## BEGIN Dataset

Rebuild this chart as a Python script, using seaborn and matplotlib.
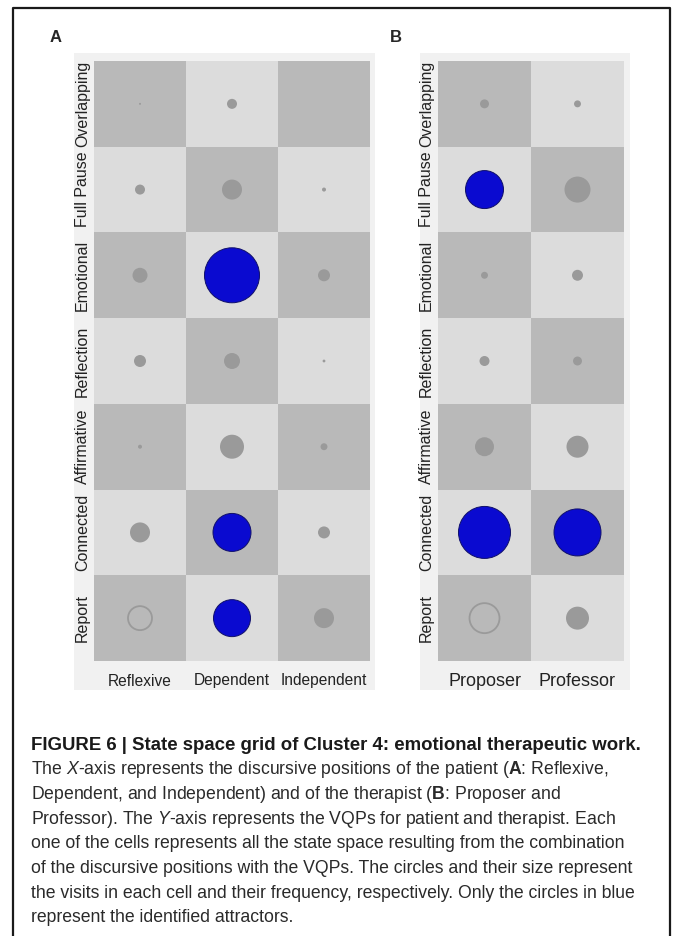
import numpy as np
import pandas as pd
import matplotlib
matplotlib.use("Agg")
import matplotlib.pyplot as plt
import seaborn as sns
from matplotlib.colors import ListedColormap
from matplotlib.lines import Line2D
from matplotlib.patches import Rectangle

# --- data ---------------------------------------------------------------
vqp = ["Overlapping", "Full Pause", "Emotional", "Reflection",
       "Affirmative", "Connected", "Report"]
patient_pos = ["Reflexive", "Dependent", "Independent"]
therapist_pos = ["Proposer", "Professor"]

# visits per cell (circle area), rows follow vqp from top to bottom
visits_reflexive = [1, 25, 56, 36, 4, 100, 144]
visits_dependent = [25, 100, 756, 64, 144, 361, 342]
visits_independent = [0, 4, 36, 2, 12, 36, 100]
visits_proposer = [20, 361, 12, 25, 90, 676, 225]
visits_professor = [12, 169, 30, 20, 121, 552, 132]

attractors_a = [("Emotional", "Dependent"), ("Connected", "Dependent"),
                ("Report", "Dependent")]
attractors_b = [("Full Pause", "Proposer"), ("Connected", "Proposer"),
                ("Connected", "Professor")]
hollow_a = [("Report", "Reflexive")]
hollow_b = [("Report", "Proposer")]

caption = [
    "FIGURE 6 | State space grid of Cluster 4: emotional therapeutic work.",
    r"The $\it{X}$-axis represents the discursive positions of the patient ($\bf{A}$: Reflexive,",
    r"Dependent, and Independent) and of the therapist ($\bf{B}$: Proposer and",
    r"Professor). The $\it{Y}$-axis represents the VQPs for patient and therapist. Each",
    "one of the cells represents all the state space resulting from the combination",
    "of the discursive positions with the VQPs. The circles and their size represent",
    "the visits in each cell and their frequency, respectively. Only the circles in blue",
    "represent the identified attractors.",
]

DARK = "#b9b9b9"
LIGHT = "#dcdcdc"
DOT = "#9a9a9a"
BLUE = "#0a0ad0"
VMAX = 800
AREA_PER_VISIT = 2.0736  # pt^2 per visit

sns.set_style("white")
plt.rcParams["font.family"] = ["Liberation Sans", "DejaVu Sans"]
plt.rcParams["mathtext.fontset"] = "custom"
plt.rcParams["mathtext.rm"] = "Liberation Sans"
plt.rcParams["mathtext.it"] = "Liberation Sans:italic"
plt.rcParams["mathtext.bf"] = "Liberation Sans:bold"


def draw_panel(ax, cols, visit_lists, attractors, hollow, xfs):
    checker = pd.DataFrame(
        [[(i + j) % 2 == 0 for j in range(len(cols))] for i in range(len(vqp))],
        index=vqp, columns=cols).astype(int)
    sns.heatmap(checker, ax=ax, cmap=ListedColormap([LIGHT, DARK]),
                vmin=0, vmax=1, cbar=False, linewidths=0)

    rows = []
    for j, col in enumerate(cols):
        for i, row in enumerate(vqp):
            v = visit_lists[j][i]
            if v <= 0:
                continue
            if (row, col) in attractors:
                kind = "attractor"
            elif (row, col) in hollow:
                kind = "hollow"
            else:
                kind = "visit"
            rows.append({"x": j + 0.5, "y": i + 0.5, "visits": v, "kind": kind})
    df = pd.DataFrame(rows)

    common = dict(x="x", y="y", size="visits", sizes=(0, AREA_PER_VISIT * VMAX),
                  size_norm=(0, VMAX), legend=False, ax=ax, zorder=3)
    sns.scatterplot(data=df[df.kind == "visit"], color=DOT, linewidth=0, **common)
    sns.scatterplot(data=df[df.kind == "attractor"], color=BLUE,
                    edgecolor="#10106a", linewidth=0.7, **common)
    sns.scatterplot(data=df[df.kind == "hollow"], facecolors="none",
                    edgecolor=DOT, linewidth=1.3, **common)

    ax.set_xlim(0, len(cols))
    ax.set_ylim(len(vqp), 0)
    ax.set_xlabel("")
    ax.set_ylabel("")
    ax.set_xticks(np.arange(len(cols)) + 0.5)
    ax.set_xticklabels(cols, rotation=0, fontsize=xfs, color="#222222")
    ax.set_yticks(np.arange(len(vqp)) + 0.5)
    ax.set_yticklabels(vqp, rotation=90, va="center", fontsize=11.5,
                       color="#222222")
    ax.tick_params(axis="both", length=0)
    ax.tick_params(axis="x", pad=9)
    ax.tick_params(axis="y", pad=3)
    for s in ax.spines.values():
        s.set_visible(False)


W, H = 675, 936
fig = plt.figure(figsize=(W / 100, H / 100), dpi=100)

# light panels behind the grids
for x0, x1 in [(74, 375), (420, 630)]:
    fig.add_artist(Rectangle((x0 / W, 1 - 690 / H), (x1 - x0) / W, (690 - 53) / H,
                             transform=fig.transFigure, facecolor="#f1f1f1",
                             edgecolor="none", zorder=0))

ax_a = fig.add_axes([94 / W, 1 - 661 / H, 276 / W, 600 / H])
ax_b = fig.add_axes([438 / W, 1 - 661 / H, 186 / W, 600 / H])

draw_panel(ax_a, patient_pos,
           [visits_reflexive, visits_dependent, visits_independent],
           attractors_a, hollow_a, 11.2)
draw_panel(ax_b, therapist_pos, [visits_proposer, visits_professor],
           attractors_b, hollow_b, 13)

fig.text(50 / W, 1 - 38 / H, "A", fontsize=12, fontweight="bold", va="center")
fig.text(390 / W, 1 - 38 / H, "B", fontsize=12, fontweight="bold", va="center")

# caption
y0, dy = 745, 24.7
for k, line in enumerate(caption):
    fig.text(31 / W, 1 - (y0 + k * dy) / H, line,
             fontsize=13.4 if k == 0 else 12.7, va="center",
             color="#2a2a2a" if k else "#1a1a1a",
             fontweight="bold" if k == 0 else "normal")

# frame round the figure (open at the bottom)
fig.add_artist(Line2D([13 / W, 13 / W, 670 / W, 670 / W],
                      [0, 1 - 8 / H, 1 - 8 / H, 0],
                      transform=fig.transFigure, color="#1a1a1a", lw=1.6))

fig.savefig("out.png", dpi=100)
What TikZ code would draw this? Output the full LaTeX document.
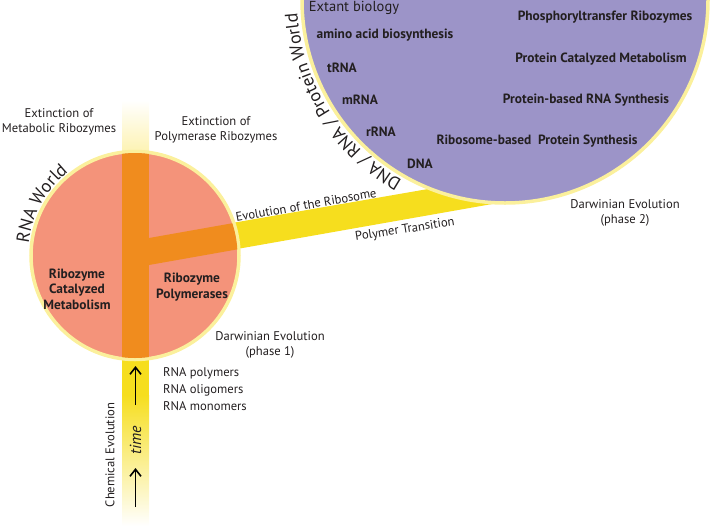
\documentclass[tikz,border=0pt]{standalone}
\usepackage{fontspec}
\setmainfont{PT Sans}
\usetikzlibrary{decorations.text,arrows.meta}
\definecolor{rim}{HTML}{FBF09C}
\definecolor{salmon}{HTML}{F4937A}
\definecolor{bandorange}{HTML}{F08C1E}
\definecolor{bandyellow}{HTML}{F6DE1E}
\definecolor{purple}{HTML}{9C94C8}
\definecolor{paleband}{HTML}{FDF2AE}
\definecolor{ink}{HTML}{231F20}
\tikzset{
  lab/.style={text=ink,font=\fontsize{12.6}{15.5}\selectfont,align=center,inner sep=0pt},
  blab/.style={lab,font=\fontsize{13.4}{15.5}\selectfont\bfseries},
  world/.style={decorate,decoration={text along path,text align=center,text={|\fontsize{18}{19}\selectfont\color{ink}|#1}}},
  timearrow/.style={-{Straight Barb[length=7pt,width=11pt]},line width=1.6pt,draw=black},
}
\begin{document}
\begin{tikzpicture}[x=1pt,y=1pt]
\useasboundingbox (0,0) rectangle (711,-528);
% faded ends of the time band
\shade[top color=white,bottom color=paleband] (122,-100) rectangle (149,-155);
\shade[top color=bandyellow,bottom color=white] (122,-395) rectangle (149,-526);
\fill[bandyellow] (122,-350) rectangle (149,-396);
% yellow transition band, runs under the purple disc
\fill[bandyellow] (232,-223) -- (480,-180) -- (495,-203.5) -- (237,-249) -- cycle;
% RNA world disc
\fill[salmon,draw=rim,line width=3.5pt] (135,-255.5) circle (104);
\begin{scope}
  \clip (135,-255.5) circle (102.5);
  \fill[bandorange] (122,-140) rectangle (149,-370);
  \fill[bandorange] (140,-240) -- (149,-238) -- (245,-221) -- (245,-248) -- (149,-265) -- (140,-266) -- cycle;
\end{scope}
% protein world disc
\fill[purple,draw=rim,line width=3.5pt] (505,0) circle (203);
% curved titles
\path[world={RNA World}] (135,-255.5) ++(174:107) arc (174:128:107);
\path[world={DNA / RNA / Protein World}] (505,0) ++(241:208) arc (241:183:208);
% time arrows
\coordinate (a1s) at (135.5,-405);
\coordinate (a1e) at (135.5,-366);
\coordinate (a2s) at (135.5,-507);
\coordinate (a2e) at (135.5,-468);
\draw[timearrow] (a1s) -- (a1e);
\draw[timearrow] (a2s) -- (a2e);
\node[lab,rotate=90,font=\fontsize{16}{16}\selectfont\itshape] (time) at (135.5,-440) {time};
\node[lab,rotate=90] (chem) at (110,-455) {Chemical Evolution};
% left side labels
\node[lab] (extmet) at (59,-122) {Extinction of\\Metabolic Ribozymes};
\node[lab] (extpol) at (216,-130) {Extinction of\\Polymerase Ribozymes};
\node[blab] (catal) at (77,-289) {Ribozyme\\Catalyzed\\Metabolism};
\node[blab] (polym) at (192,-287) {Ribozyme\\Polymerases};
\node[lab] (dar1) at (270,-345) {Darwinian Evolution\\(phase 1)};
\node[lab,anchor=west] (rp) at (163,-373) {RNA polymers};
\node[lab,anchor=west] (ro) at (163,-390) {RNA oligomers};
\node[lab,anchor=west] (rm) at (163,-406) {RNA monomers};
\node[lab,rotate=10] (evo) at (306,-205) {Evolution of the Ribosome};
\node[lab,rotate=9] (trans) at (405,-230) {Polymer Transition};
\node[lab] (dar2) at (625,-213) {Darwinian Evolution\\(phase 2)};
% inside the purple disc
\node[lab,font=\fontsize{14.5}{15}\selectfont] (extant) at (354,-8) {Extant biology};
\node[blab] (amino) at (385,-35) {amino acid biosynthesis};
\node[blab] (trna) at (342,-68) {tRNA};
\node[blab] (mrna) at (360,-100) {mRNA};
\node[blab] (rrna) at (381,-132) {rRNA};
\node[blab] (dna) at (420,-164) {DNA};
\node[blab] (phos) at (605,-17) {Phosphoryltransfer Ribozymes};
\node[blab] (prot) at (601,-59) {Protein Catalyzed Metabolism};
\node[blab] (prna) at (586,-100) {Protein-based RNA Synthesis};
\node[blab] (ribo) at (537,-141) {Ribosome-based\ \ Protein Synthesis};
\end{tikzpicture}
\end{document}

## END Dataset
## BEGIN Dataset

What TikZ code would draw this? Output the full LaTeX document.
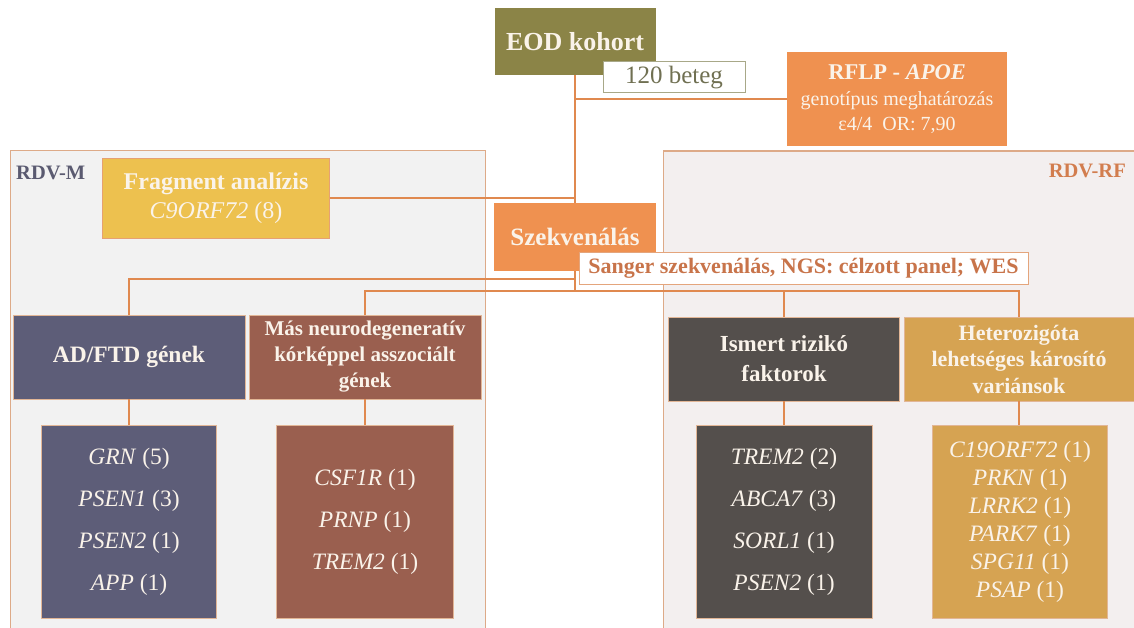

## END Dataset
## BEGIN Dataset

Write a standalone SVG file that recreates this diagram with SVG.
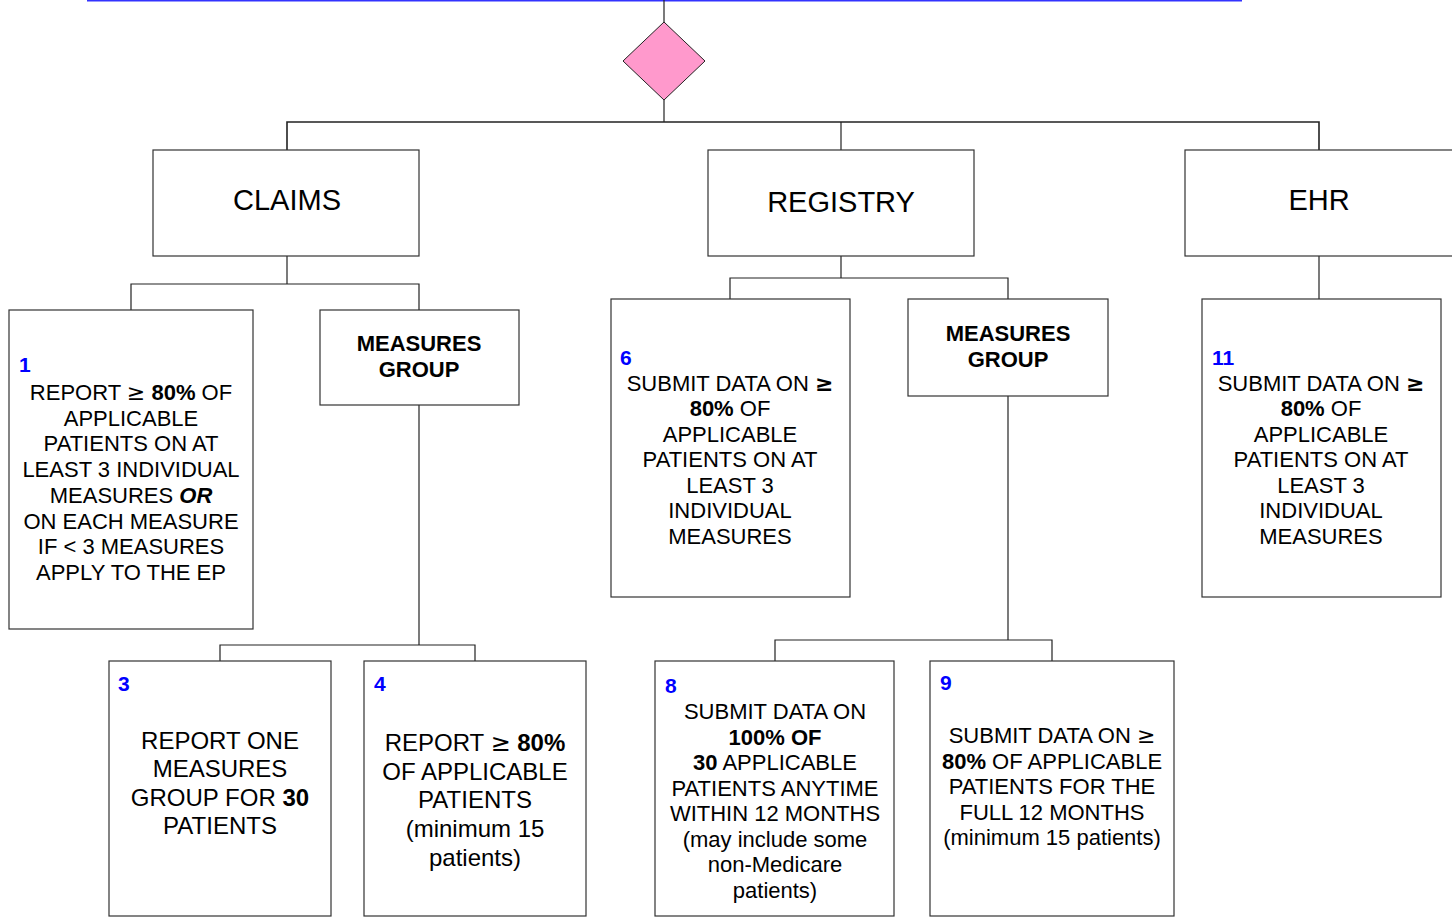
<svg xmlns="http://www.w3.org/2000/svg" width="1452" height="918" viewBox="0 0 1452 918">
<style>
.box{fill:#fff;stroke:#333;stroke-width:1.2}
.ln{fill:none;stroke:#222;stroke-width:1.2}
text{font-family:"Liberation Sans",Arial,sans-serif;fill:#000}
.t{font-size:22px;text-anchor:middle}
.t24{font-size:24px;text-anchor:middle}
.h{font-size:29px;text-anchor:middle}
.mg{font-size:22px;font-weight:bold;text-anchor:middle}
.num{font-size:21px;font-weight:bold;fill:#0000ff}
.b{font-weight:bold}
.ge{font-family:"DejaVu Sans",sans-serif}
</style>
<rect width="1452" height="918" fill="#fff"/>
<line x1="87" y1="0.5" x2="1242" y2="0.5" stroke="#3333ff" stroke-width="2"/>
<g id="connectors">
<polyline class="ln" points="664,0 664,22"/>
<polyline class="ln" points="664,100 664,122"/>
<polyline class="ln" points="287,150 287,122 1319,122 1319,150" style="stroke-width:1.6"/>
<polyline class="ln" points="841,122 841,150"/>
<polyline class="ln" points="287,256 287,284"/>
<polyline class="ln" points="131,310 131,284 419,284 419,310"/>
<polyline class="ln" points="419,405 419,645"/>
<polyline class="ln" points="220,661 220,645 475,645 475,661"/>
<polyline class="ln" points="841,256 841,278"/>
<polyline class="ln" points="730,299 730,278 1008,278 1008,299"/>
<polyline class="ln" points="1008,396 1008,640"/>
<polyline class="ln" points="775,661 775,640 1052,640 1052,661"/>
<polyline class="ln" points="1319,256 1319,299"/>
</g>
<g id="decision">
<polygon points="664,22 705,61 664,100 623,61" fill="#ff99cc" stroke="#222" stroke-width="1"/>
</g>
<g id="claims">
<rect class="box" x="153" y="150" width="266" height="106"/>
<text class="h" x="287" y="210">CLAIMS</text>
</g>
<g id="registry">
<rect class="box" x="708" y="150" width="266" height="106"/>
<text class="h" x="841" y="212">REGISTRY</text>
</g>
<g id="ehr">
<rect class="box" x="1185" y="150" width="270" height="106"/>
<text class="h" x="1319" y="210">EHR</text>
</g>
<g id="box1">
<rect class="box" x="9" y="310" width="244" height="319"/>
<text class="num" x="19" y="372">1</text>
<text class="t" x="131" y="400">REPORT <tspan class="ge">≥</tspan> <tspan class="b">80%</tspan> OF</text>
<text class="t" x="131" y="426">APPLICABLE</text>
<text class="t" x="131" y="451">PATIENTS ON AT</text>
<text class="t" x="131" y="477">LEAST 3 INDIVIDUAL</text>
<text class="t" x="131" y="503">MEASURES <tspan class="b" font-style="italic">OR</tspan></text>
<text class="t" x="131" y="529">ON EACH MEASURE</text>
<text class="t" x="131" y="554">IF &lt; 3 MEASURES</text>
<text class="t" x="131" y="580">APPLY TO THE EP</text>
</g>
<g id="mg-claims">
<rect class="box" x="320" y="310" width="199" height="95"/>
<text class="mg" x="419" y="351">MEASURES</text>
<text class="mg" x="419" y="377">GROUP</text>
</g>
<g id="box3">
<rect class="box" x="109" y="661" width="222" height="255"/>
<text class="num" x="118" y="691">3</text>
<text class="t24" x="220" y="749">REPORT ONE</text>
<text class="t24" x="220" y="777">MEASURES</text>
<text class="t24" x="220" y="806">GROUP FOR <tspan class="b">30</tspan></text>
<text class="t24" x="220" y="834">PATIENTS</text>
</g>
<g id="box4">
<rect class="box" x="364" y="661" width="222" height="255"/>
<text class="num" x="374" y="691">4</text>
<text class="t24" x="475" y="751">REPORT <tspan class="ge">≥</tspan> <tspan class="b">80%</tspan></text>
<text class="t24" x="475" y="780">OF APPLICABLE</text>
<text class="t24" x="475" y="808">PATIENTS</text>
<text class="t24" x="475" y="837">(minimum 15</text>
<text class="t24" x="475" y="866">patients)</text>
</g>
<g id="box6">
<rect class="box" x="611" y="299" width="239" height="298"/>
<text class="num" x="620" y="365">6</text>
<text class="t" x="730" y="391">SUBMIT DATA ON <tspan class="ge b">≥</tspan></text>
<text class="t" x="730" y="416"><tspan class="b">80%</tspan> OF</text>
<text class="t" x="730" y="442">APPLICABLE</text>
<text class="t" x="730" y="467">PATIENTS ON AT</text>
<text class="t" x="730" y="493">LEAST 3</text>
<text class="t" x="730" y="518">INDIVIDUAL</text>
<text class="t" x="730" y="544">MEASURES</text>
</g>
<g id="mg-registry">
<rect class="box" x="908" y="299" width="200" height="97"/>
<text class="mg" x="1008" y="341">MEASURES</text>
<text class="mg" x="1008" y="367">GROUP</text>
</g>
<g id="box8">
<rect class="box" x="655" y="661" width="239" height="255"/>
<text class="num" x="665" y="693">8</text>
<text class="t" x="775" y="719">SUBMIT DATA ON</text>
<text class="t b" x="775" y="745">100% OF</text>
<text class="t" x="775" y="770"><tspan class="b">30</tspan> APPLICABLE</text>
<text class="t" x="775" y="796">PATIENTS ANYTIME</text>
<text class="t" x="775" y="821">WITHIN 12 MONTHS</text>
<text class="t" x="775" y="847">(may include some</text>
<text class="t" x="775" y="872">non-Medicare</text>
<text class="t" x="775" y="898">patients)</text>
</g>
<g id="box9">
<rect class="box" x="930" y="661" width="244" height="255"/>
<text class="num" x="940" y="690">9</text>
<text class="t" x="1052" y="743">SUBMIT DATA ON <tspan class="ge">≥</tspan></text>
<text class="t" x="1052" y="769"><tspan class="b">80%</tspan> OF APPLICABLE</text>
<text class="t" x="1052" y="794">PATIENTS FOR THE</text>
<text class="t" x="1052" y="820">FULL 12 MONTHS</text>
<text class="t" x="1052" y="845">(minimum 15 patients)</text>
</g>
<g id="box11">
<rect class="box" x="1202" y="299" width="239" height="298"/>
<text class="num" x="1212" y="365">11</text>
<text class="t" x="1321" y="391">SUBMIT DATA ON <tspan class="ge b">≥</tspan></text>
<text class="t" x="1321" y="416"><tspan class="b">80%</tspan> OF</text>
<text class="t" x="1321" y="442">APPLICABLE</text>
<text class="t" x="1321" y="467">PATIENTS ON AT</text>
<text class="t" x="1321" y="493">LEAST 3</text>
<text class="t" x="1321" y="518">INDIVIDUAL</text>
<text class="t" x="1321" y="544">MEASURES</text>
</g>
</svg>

## END Dataset

### Aim
Leave the pictures out, and transcribe exactly the lines above starting at the one that contains "Rebuild this chart" and ending at the one that contains "visits_professor = [12, 169, 30, 20, 121, 552, 132]".

### Exercise output
Rebuild this chart as a Python script, using seaborn and matplotlib.
import numpy as np
import pandas as pd
import matplotlib
matplotlib.use("Agg")
import matplotlib.pyplot as plt
import seaborn as sns
from matplotlib.colors import ListedColormap
from matplotlib.lines import Line2D
from matplotlib.patches import Rectangle

# --- data ---------------------------------------------------------------
vqp = ["Overlapping", "Full Pause", "Emotional", "Reflection",
       "Affirmative", "Connected", "Report"]
patient_pos = ["Reflexive", "Dependent", "Independent"]
therapist_pos = ["Proposer", "Professor"]

# visits per cell (circle area), rows follow vqp from top to bottom
visits_reflexive = [1, 25, 56, 36, 4, 100, 144]
visits_dependent = [25, 100, 756, 64, 144, 361, 342]
visits_independent = [0, 4, 36, 2, 12, 36, 100]
visits_proposer = [20, 361, 12, 25, 90, 676, 225]
visits_professor = [12, 169, 30, 20, 121, 552, 132]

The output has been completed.